A l’origine, la yourte, appelée « Ger » en mongol et dont l’étymologie vient du mot turque « Yurt », désignait à la fois le territoire sur lequel un groupe social (les nomades) avait l’habitude de se déplacer, ainsi que son campement. Par la suite, il a pris le sens de «domicile». Sa forme circulaire offre une grande résistance aux vents violents qui balaient les grandes steppes. De même, elle protège des grands froids qui sévissent pendant de longs mois. Quand la température chute au-dessous de -40°C, il suffit d’ajouter plusieurs couches de feutre pour renforcer l’isolation. L’été, les nomades retroussent le feutre, pour laisser l’air circuler librement.

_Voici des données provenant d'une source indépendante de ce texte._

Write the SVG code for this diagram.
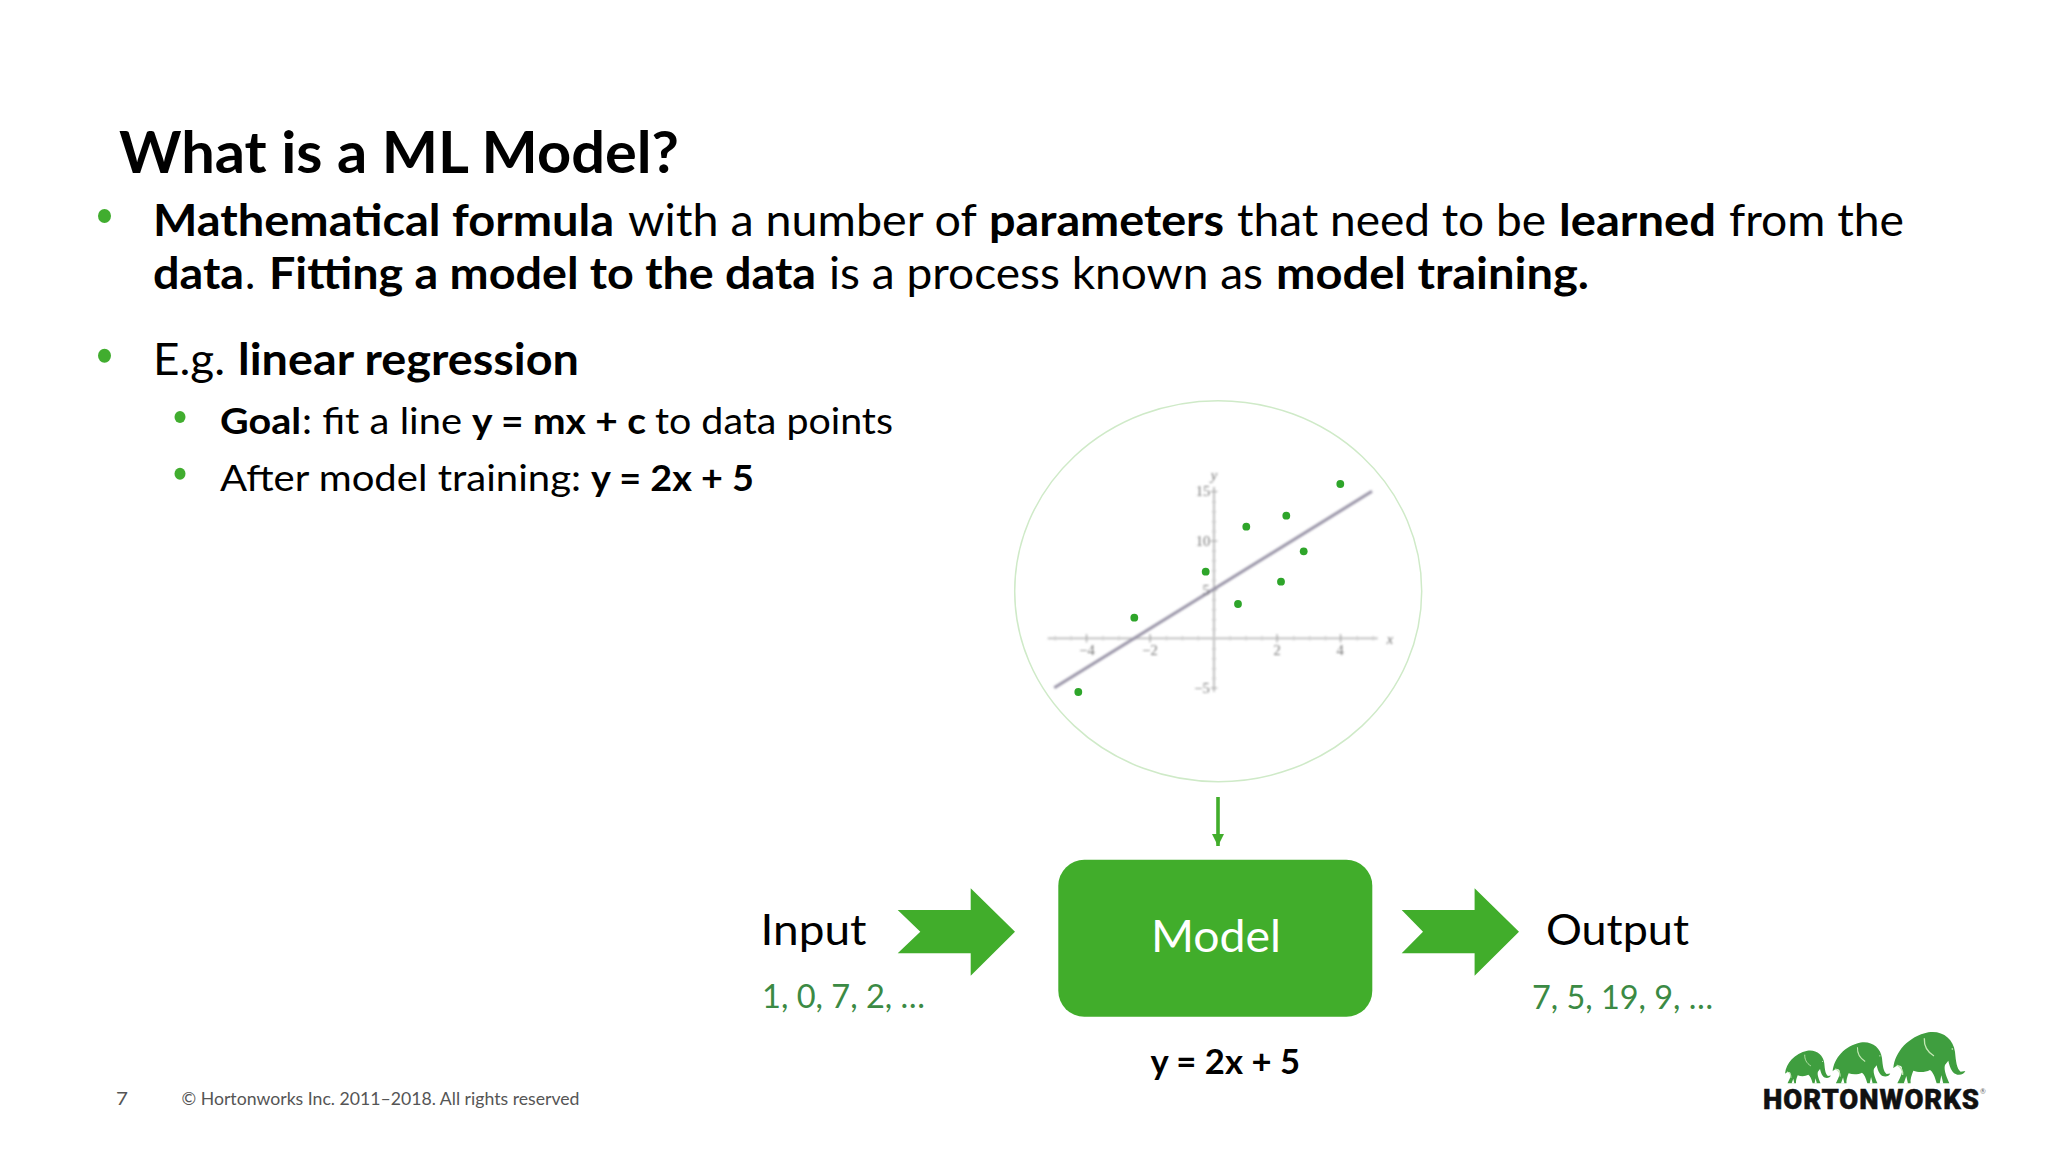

La yourte reprend sous une forme symbolique le lien étroit entre le peuple Mongol et l’environnement dans lequel il vit. Sa forme ronde évoque la voûte céleste. A l’intérieur, elle est constituée d’une pièce unique organisée autour d’un poêle et de deux piliers centraux symbolisant l’axe cosmique, la liaison entre la terre et le ciel. La porte d’entrée, plutôt basse est toujours orientée vers le sud. Comme le caractère sacré de la nature et des esprits qui l’habitent, elle est elle-même considérée comme un espace sacré très codifié.

La place de la nature

Le mode de vie nomade, dans son entièreté, s’organise autour d’un profond attachement à la terre. Elle est à la fois la terre de leurs ancêtres – comme le dit un vieux sage lors du conseil des nomades : « Nous sommes tous les enfants d’une même rivière » – mais également la terre nourricière qui leur offre toutes les ressources nécessaires à leur survie. De l’élevage, les nomades tirent l’essentiel de leur alimentation et de leur mode de vie : il permet de produire la viande et les produits laitiers qui constituent la base de leur alimentation, mais également la laine utile à la fabrication des vêtements et le feutre qui sert à recouvrir la yourte. La terre leur apporte également les ressources indispensables en eau…

Ce lien étroit entre les populations nomades et la nature est notamment issu du chamanisme, la plus ancienne croyance mongole, avant que le bouddhisme ne devienne religion officielle. Cette pratique spirituelle qui vise à trouver l’équilibre entre l’homme et l’environnement dans lequel il vit, est basée sur l’animisme, une croyance qui attribue une âme et un esprit à tous les êtres vivants. Les arbres, les montagnes, ou les animaux sont considérés comme sacrés car abritant les esprits de la nature et l’âme des morts.

Dans le film, ces croyances et les rituels qui y sont associés occupent une place importante. Les liens qui unissent les hommes à la terre et au Ciel sont ici symbolisés par la présence de l’arbre sacré (allégorie des « Racines du monde » évoquées dans le titre), le lieu de prière où Erdene et son fils vont se recueillir. Il lui enseigne le respect des coutumes et des pratiques spirituelles : tourner autour de l’arbre sacré dans le sens des aiguilles d’une montre et faire une offrande en accrochant aux branches le khadag, une écharpe en soie de couleur bleu qui symbolise à la fois le respect et la pureté.